Stock markets are in risk-off mode, with U.S. futures like the S&P 500 and Dow dropping over 0.6%, some reports citing Dow futures down 500 points, while Asian indices such as the Nikkei fell about 2%. Investors are fleeing to safe havens: the dollar has strengthened, gold is up, and bonds are gaining as portfolios trim exposure. Volatility is set to remain high until de-escalation signals emerge, but history shows that oil spikes often lead to wider market swings amid inflation fears. Sectorally, it’s a tale of winners and losers: energy stocks are booming short-term, but airlines, consumer discretionary firms, and import-reliant industries are hemorrhaging from elevated costs.

Yet, amid the doom, some perspective is warranted. If the conflict proves brief as President Trump suggested it might last four to five weeks the shock could be “manageable,” akin to past flare-ups where prices rose but economies adapted. Global inventories are rising, and non-OPEC producers like the U.S. could ramp up to fill gaps. But here’s the uncomfortable truth: this surge exposes the folly of over-reliance on Middle Eastern oil. For decades, policymakers have preached energy diversification—renewables, shale, nuclear yet here we are, held hostage by a 21-mile-wide strait. Trump’s aggressive stance may aim for regime change and nuclear neutralization, but at what cost? If prolonged, this could tip vulnerable economies into recession, exacerbate inequality as the poor bear the brunt of higher fuel and food prices, and even fuel populist backlashes worldwide.
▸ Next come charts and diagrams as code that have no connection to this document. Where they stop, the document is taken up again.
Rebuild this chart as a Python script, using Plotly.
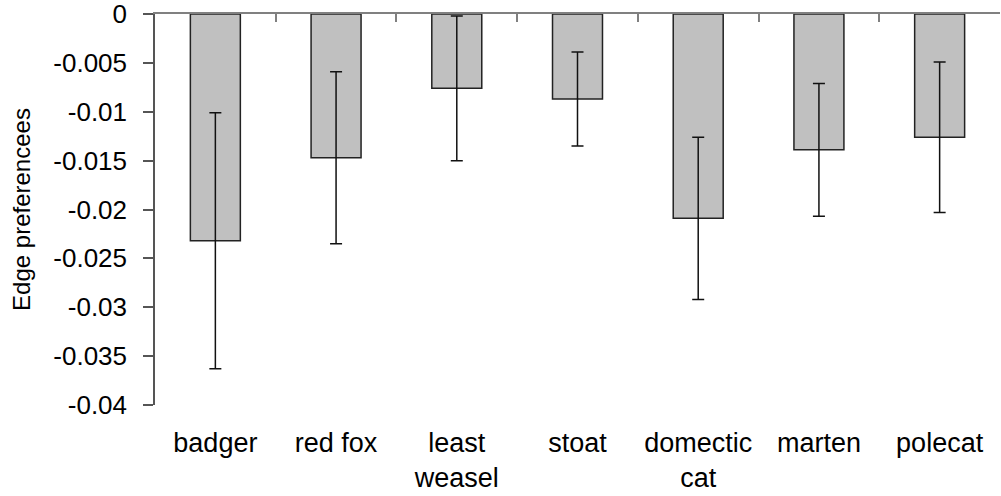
import plotly.graph_objects as go

categories = ["badger", "red fox", "least<br>weasel", "stoat", "domectic<br>cat", "marten", "polecat"]
means = [-0.0232, -0.0147, -0.0076, -0.0087, -0.0209, -0.0139, -0.0126]
errors = [0.0131, 0.0088, 0.0074, 0.0048, 0.0083, 0.0068, 0.0077]
y_tickvals = [0, -0.005, -0.01, -0.015, -0.02, -0.025, -0.03, -0.035, -0.04]
y_ticktext = ["0", "-0.005", "-0.01", "-0.015", "-0.02", "-0.025", "-0.03", "-0.035", "-0.04"]

FONT = "Liberation Sans, Arial, sans-serif"

fig = go.Figure()
fig.add_trace(go.Bar(
    x=categories, y=means,
    marker=dict(color="#c0c0c0", line=dict(color="#222222", width=1.5)),
    width=0.414,
    error_y=dict(type="data", array=errors, visible=True, color="#111111", thickness=1.5, width=6),
    showlegend=False, hoverinfo="skip",
))
# invisible helper trace for the top boundary-tick axis
fig.add_trace(go.Scatter(
    x=categories, y=means, xaxis="x2", mode="markers",
    marker=dict(opacity=0), showlegend=False, hoverinfo="skip",
))

fig.update_layout(
    width=1001, height=496,
    margin=dict(l=155, r=1, t=14, b=91, autoexpand=False),
    paper_bgcolor="white", plot_bgcolor="white",
    font=dict(family=FONT, size=22, color="black"),
    xaxis=dict(
        type="category", categoryorder="array", categoryarray=categories,
        range=[-0.5, 6.5], showline=False, showgrid=False, zeroline=False,
        ticks="", ticklabelstandoff=19, tickfont=dict(size=27), automargin=False,
    ),
    xaxis2=dict(
        type="category", categoryorder="array", categoryarray=categories,
        range=[-0.5, 6.5], overlaying="x", side="top", anchor="y",
        showline=True, linecolor="#808080", linewidth=1.5,
        ticks="inside", tickson="boundaries", ticklen=8, tickcolor="#808080", tickwidth=1.5,
        showticklabels=False, showgrid=False, zeroline=False, automargin=False,
    ),
    yaxis=dict(
        range=[-0.04, 0], tickvals=y_tickvals, ticktext=y_ticktext,
        showline=True, linecolor="#555555", linewidth=1.5,
        ticks="outside", ticklen=10, tickcolor="#555555", tickwidth=1.5,
        showgrid=False, zeroline=False, ticklabelstandoff=11,
        ticklabeloverflow="allow", automargin=False,
        tickfont=dict(size=26),
        title=dict(text="Edge preferencees", font=dict(size=24), standoff=16),
    ),
)

fig.write_html("out.html")
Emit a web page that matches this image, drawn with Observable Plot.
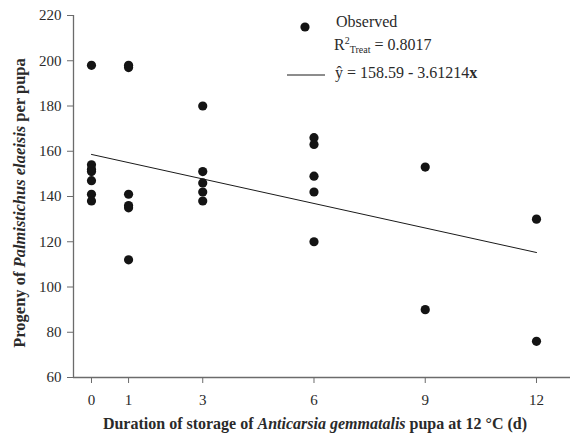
<!DOCTYPE html>
<html>
<head>
<meta charset="utf-8">
<script src="https://cdn.jsdelivr.net/npm/d3@7"></script>
<script src="https://cdn.jsdelivr.net/npm/@observablehq/plot@0.6"></script>
<style>
  html, body { margin: 0; padding: 0; background: white; }
  #chart { position: relative; width: 571px; height: 433px; }
</style>
</head>
<body>
<div id="chart"></div>
<script>
// ---- data ----
const storageDays = [0,0,0,0,0,0,0, 1,1,1,1,1,1, 3,3,3,3,3, 6,6,6,6,6, 9,9, 12,12];
const progeny     = [198,154,152,151,147,141,138, 198,197,141,136,135,112, 180,151,146,142,138, 166,163,149,142,120, 153,90, 130,76];
const xTicks = [0, 1, 3, 6, 9, 12];
const yTicks = [60, 80, 100, 120, 140, 160, 180, 200, 220];
const intercept = 158.59;
const slope = -3.61214;
const fitDays = [0, 12];
const r2 = "0.8017";

const xDomain = [-0.485, 12.917];
const yDomain = [60, 220];

const points = storageDays.map((d, i) => ({x: d, y: progeny[i]}));
const fit = fitDays.map(d => ({x: d, y: intercept + slope * d}));

const axisColor = "#6b6b6b";
const textColor = "#2a2a2a";
const font = "'Liberation Serif', 'Times New Roman', serif";

const chart = Plot.plot({
  width: 571,
  height: 433,
  marginTop: 15,
  marginLeft: 73,
  marginRight: 1,
  marginBottom: 56,
  style: {fontFamily: font, fontSize: "15px", background: "white", color: textColor},
  x: {domain: xDomain},
  y: {domain: yDomain},
  marks: [
    Plot.ruleY([yDomain[0]], {stroke: axisColor, strokeWidth: 1.3}),
    Plot.ruleX([xDomain[0]], {stroke: axisColor, strokeWidth: 1.3}),
    Plot.axisX({ticks: xTicks, tickSize: 6, tickPadding: 11, label: null, stroke: axisColor, fill: textColor, tickFormat: d => String(d)}),
    Plot.axisY({ticks: yTicks, tickSize: 6, tickPadding: 6, label: null, stroke: axisColor, fill: textColor, tickFormat: d => String(d)}),
    Plot.line(fit, {x: "x", y: "y", stroke: "#1a1a1a", strokeWidth: 1}),
    Plot.dot(points, {x: "x", y: "y", r: 4.6, fill: "#141414", stroke: "none"})
  ]
});
document.getElementById("chart").appendChild(chart);

const svg = d3.select(chart);

// x-axis title
const xt = svg.append("text")
  .attr("x", 315).attr("y", 429)
  .attr("text-anchor", "middle")
  .attr("font-family", font).attr("font-size", 16).attr("font-weight", "bold")
  .attr("fill", textColor);
xt.append("tspan").text("Duration of storage of ");
xt.append("tspan").attr("font-style", "italic").text("Anticarsia gemmatalis");
xt.append("tspan").text(" pupa at 12 °C (d)");

// y-axis title
const yt = svg.append("text")
  .attr("transform", "translate(25,203) rotate(-90)")
  .attr("text-anchor", "middle")
  .attr("font-family", font).attr("font-size", 16.5).attr("font-weight", "bold")
  .attr("fill", textColor);
yt.append("tspan").text("Progeny of ");
yt.append("tspan").attr("font-style", "italic").text("Palmistichus elaeisis");
yt.append("tspan").text(" per pupa");

// legend
const lg = svg.append("g").attr("font-family", font).attr("font-size", 16)
  .attr("fill", textColor).attr("text-anchor", "start");
lg.append("circle").attr("cx", 305).attr("cy", 27).attr("r", 4.6).attr("fill", "#141414");
lg.append("text").attr("x", 336).attr("y", 27).text("Observed");
const r2t = lg.append("text").attr("x", 334).attr("y", 50);
r2t.append("tspan").text("R");
r2t.append("tspan").attr("font-size", 10).attr("dy", -6).text("2");
r2t.append("tspan").attr("font-size", 10).attr("dy", 9).text("Treat");
r2t.append("tspan").attr("dy", -3).text(" = " + r2);
lg.append("line").attr("x1", 287).attr("x2", 325).attr("y1", 75).attr("y2", 75)
  .attr("stroke", "#1a1a1a").attr("stroke-width", 1);
const eq = lg.append("text").attr("x", 335).attr("y", 78);
eq.append("tspan").text("ŷ = " + intercept.toFixed(2) + " - " + Math.abs(slope).toFixed(5));
eq.append("tspan").attr("font-weight", "bold").text("x");
</script>
</body>
</html>
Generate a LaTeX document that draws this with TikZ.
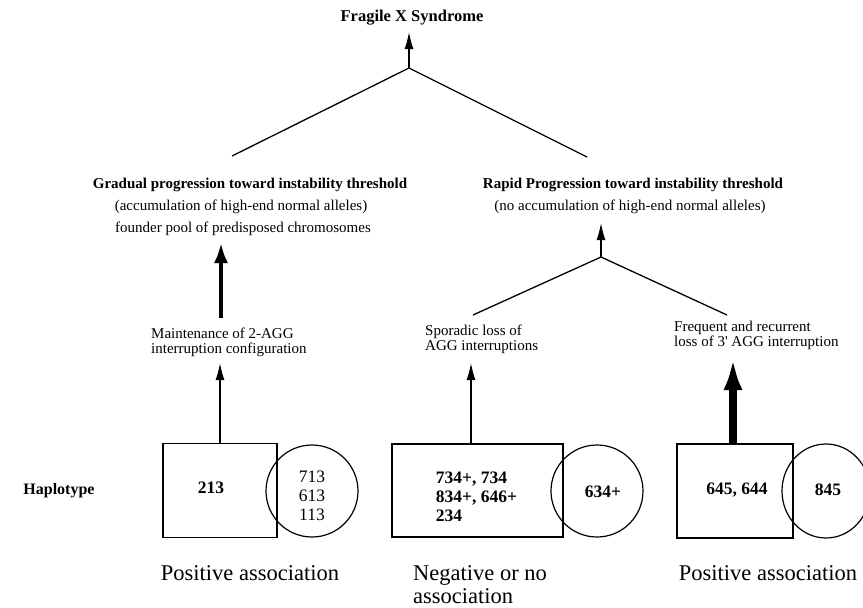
\documentclass[tikz,border=0pt]{standalone}
\usepackage{fontspec}
\setmainfont{Liberation Serif}
\usetikzlibrary{arrows.meta,shapes.geometric}
\begin{document}
\begin{tikzpicture}[x=1pt,y=-1pt,
  txt/.style={inner sep=0pt, font=\fontsize{15}{15.5}\selectfont},
  hbold/.style={inner sep=0pt, font=\fontsize{15}{18}\selectfont\bfseries},
  numb/.style={inner sep=0pt, font=\fontsize{17.5}{19}\selectfont\bfseries},
  numr/.style={inner sep=0pt, font=\fontsize{17.5}{19}\selectfont},
  big/.style={inner sep=0pt, font=\fontsize{22.5}{24}\selectfont},
  plain/.style={line width=1.3pt},
  hapbox/.style={draw, line width=1.3pt, inner sep=0pt},
  hapcirc/.style={draw, circle, line width=1.2pt, inner sep=0pt},
  arrowthin/.style={line width=1.4pt, -{Latex[length=17pt,width=9pt]}},
  arrowmid/.style={line width=3.5pt, -{Latex[length=20pt,width=14pt]}},
  arrowfat/.style={line width=8pt, -{Latex[length=32pt,width=19pt]}}]
\useasboundingbox (0,0) rectangle (863,608);
\clip (0,0) rectangle (863,608);

% title
\node[inner sep=0pt, font=\fontsize{16.5}{20}\selectfont\bfseries] (title) at (412,18) {Fragile X Syndrome};
\coordinate (apex) at (409,68);
\coordinate (tip0) at (409,32);
\coordinate (lend) at (232,156);
\coordinate (rend) at (587,157);
\draw[arrowthin] (apex) -- (tip0);
\draw[plain] (lend) -- (apex) -- (rend);

% left heading
\node[hbold] (grad) at (250,185) {Gradual progression toward instability threshold};
\node[txt] (accum) at (241,207) {(accumulation of high-end normal alleles)};
\node[txt] (founder) at (243,229) {founder pool of predisposed chromosomes};

% right heading
\node[hbold] (rapid) at (633,185) {Rapid Progression toward instability threshold};
\node[txt] (noaccum) at (630,207) {(no accumulation of high-end normal alleles)};
\coordinate (apex2) at (601,257);
\coordinate (tip5) at (601,223);
\coordinate (lend2) at (473,315);
\coordinate (rend2) at (727,315);
\draw[arrowthin] (apex2) -- (tip5);
\draw[plain] (lend2) -- (apex2) -- (rend2);

% mechanism labels
\node[txt, align=left, anchor=west] (maint) at (151,342.5) {Maintenance of 2-AGG\\interruption configuration};
\node[txt, align=left, anchor=west] (spor) at (425,339.5) {Sporadic loss of\\AGG interruptions};
\node[txt, align=left, anchor=west] (freq) at (674,335.5) {Frequent and recurrent\\loss of 3\textquotesingle{} AGG interruption};

\coordinate (m1) at (221,318);
\coordinate (t1) at (221,243);
\draw[arrowmid] (m1) -- (t1);

% haplotype row
\node[inner sep=0pt, font=\fontsize{16}{18}\selectfont\bfseries] (hap) at (59,491) {Haplotype};

\node[hapbox, minimum width=114pt, minimum height=94pt] (box1) at (220,490.5) {};
\node[numb] (b1txt) at (211,488) {213};
\node[hapcirc, minimum size=92pt] (c1) at (312,491) {};
\node[numr, align=center] (c1txt) at (312,496) {713\\613\\113};

\node[hapbox, minimum width=171pt, minimum height=93pt] (box2) at (477.5,490.5) {};
\node[numb, align=left] (b2txt) at (476.5,497) {734+, 734\\834+, 646+\\234};
\node[hapcirc, minimum size=92pt] (c2) at (597,491) {};
\node[numb] (c2txt) at (603,492) {634+};

\node[hapbox, minimum width=116pt, minimum height=94pt] (box3) at (735,491) {};
\node[numb] (b3txt) at (737,490) {645, 644};
\node[draw, ellipse, line width=1.2pt, inner sep=0pt, minimum width=88pt, minimum height=94pt] (c3) at (826,491) {};
\node[numb] (c3txt) at (828,490) {845};

% arrows from boxes
\coordinate (t2) at (220,363);
\draw[arrowthin] (box1.north) -- (t2);
\coordinate (b2a) at (471,444);
\coordinate (t3) at (471,363);
\draw[arrowthin] (b2a) -- (t3);
\coordinate (b3a) at (733,444);
\coordinate (t4) at (733,358);
\draw[arrowfat] (b3a) -- (t4);

% association labels
\node[big, anchor=base] (pos1) at (250,580) {Positive association};
\node[big, anchor=base west] (neg1) at (413,580) {Negative or no};
\node[big, anchor=base west] (neg2) at (413,603.5) {association};
\node[big, anchor=base] (pos2) at (768,580) {Positive association};
\end{tikzpicture}
\end{document}
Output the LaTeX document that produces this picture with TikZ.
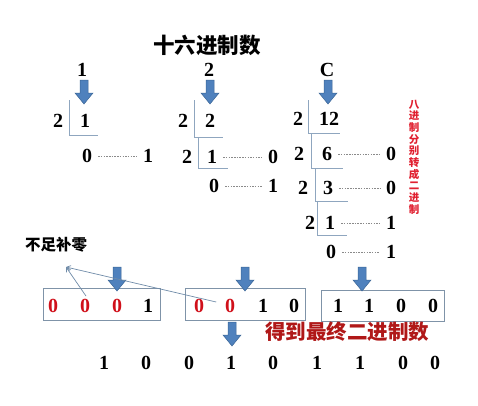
\documentclass[tikz,border=0pt]{standalone}
\usepackage{fontspec}
\setmainfont{Liberation Serif}
\newfontfamily\cjk{Noto Sans CJK SC}
\usetikzlibrary{arrows.meta}
\definecolor{arrowblue}{HTML}{4F81BD}
\definecolor{arrowedge}{HTML}{3A6596}
\definecolor{divline}{HTML}{8FA6BF}
\definecolor{dotgray}{HTML}{8A8A8A}
\definecolor{boxline}{HTML}{7F93A8}
\definecolor{digred}{HTML}{D0101A}
\definecolor{notered}{HTML}{E02030}
\definecolor{finalred}{HTML}{B01818}
\definecolor{thinblue}{HTML}{6F8BA8}
\begin{document}
\begin{tikzpicture}[x=1pt,y=-1pt,
  dg/.style={font=\bfseries\fontsize{20}{20}\selectfont, inner sep=0pt, anchor=center},
  rd/.style={dg, text=digred},
  divl/.style={draw=divline, line width=0.8pt},
  dotl/.style={draw=dotgray, line width=0.6pt, dash pattern=on 1.5pt off 1.2pt, shorten <=6pt, shorten >=6pt},
  boxn/.style={draw=boxline, line width=0.9pt, inner sep=0pt},
  thinarr/.style={draw=thinblue, line width=0.7pt, -{Straight Barb[length=4pt,width=5pt]}},
  darrow/.pic={\draw[fill=arrowblue, draw=arrowedge, line width=0.5pt, line join=miter]
     (-4,0) -- (4,0) -- (4,13) -- (9,13) -- (0,24) -- (-9,13) -- (-4,13) -- cycle;}
]
\useasboundingbox (0,0) rectangle (478,405);

% title
\node[font=\cjk\bfseries\fontsize{21.5}{22}\selectfont, inner sep=0pt] (title) at (207,45) {十六进制数};

% ---------- column 1 : 1 ----------
\node[dg] (h1) at (82,70) {1};
\pic at (84,80) {darrow};
\node[dg] (a1d) at (58,121) {2};
\node[dg] (a1n) at (85,121) {1};
\draw[divl] (69,100) -- (69,135) -- (98,135);
\node[dg] (a1q) at (87,156) {0};
\node[dg] (a1r) at (148,156) {1};
\draw[dotl] (a1q) -- (a1r);

% ---------- column 2 : 2 ----------
\node[dg] (h2) at (209,70) {2};
\pic at (210,80) {darrow};
\node[dg] (b1d) at (183,121) {2};
\node[dg] (b1n) at (210,121) {2};
\draw[divl] (194,100) -- (194,137) -- (223,137);
\node[dg] (b2d) at (187,157) {2};
\node[dg] (b2n) at (212,157) {1};
\node[dg] (b2r) at (273,157) {0};
\draw[divl] (198,137) -- (198,168) -- (228,168);
\draw[dotl] (b2n) -- (b2r);
\node[dg] (b3q) at (214,186) {0};
\node[dg] (b3r) at (273,186) {1};
\draw[dotl] (b3q) -- (b3r);

% ---------- column 3 : C ----------
\node[dg] (h3) at (327,70) {C};
\pic at (328,80) {darrow};
\node[dg] (c1d) at (298,119) {2};
\node[dg] (c1n) at (329,119) {12};
\draw[divl] (308,100) -- (308,133) -- (340,133);
\node[dg] (c2d) at (299,154) {2};
\node[dg] (c2n) at (327,154) {6};
\node[dg] (c2r) at (391,154) {0};
\draw[divl] (311,133) -- (311,168) -- (343,168);
\draw[dotl] (c2n) -- (c2r);
\node[dg] (c3d) at (303,188) {2};
\node[dg] (c3n) at (328,188) {3};
\node[dg] (c3r) at (391,188) {0};
\draw[divl] (315,168) -- (315,201) -- (348,201);
\draw[dotl] (c3n) -- (c3r);
\node[dg] (c4d) at (310,223) {2};
\node[dg] (c4n) at (330,223) {1};
\node[dg] (c4r) at (391,223) {1};
\draw[divl] (317,201) -- (317,235) -- (347,235);
\draw[dotl] (c4n) -- (c4r);
\node[dg] (c5q) at (331,252) {0};
\node[dg] (c5r) at (391,252) {1};
\draw[dotl] (c5q) -- (c5r);

% red vertical note
\node[font=\cjk\bfseries\fontsize{10.5}{11.7}\selectfont, text=notered, align=center, inner sep=0pt] (note) at (414,157)
  {八\\进\\制\\分\\别\\转\\成\\二\\进\\制};

% label
\node[font=\cjk\bfseries\fontsize{15.5}{16}\selectfont, inner sep=0pt] (pad) at (56,245) {不足补零};
\coordinate (padtip) at (66,267);

% ---------- boxes ----------
\node[boxn, minimum width=117pt, minimum height=32pt] (box1) at (101.5,304) {};
\node[boxn, minimum width=120pt, minimum height=32pt] (box2) at (245,304) {};
\node[boxn, minimum width=123pt, minimum height=31pt] (box3) at (382.5,305.5) {};

\node[rd] (p1) at (53,306) {0};
\node[rd] (p2) at (85,306) {0};
\node[rd] (p3) at (117,306) {0};
\node[dg] (p4) at (148,306) {1};
\node[rd] (q1) at (199,306) {0};
\node[rd] (q2) at (230,306) {0};
\node[dg] (q3) at (263,306) {1};
\node[dg] (q4) at (294,306) {0};
\node[dg] (r1) at (338,306) {1};
\node[dg] (r2) at (369,306) {1};
\node[dg] (r3) at (401,306) {0};
\node[dg] (r4) at (433,306) {0};

% arrows onto boxes
\pic at (117,267) {darrow};
\pic at (245,267) {darrow};
\pic at (362,267) {darrow};
\pic at (232,322) {darrow};

% thin arrows to label
\draw[thinarr] (p2.north) ++(1,-3) -- (padtip);
\draw[thinarr] (q1.east) ++(12,-4) -- (padtip);

% final text
\node[font=\cjk\bfseries\fontsize{20.5}{21}\selectfont, text=finalred, inner sep=0pt] (final) at (347,332) {得到最终二进制数};

% result digits
\node[dg] (s1) at (104,363) {1};
\node[dg] (s2) at (146,363) {0};
\node[dg] (s3) at (189,363) {0};
\node[dg] (s4) at (231,363) {1};
\node[dg] (s5) at (273,363) {0};
\node[dg] (s6) at (317,363) {1};
\node[dg] (s7) at (360,363) {1};
\node[dg] (s8) at (403,363) {0};
\node[dg] (s9) at (435,363) {0};
\end{tikzpicture}
\end{document}
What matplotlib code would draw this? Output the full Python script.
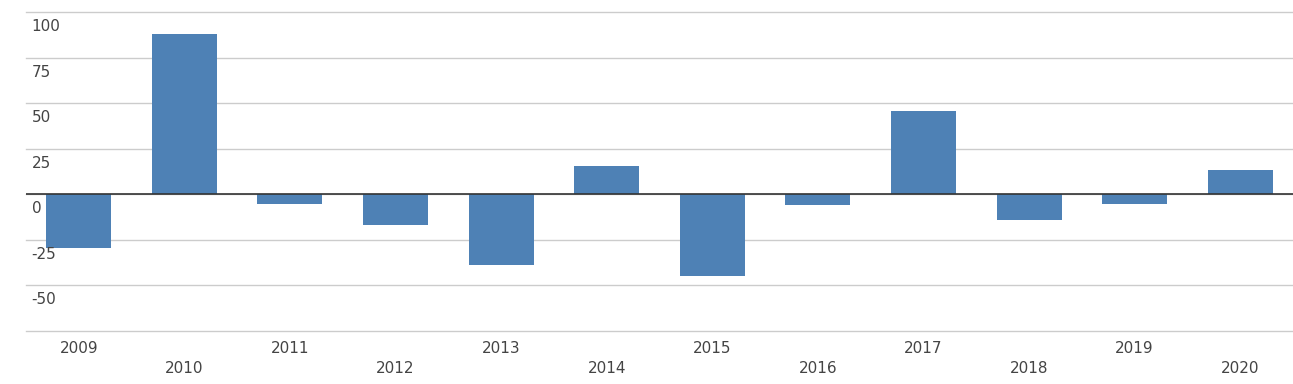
import numpy as np
import matplotlib
matplotlib.use('Agg')
import matplotlib.pyplot as plt
import matplotlib.transforms as mtransforms

years = ['2009', '2010', '2011', '2012', '2013', '2014',
         '2015', '2016', '2017', '2018', '2019', '2020']
values = [-29.5, 88.1, -5.5, -17.0, -39.1, 15.4,
          -45.2, -6.1, 45.7, -14.3, -5.3, 13.2]
yticks = [-75, -50, -25, 0, 25, 50, 75, 100]

bar_color = '#4e81b5'
text_color = '#444444'

fig = plt.figure(figsize=(12.93, 3.84), dpi=100)
W, H = 1293, 384
ax = fig.add_axes([26 / W, (H - 330.7) / H, (W - 26) / W, (330.7 - 12.3) / H])

x = np.arange(len(years))
ax.bar(x, values, width=0.615, color=bar_color, zorder=2)

ax.set_xlim(-0.5, len(years) - 0.5)
ax.set_ylim(-75, 100)

for t in yticks:
    ax.axhline(t, color='#cccccc', linewidth=1, zorder=1, clip_on=False)
ax.axhline(0, color='#333333', linewidth=1.2, zorder=3)

# y labels sit inside the plot, just under each gridline
trans = mtransforms.blended_transform_factory(ax.transAxes, ax.transData)
for t in yticks[1:]:
    ax.annotate(str(t), xy=(0, t), xycoords=trans, xytext=(4, -5),
                textcoords='offset points', ha='left', va='top',
                fontsize=11, color=text_color)

# x labels alternate between two rows
xtrans = mtransforms.blended_transform_factory(ax.transData, ax.transAxes)
for i, yr in enumerate(years):
    off = -13 if i % 2 == 0 else -27.5
    ax.annotate(yr, xy=(i, 0), xycoords=xtrans, xytext=(0, off),
                textcoords='offset points', ha='center', va='center',
                fontsize=11, color=text_color)

ax.set_xticks([])
ax.set_yticks([])
for s in ax.spines.values():
    s.set_visible(False)

fig.savefig('out.png', dpi=100)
In the end, the duration of this disruption is king: a quick resolution might see prices retreat after the initial panic, but an extended war amplifies risks to growth and stability. Markets remain on a knife’s edge, hypersensitive to every strike and retaliation. As we watch Hormuz developments unfold, one thing is certain: the era of cheap, stable oil is a relic. It’s time for bold moves toward energy independence not just rhetoric, to shield us from the next inevitable shock.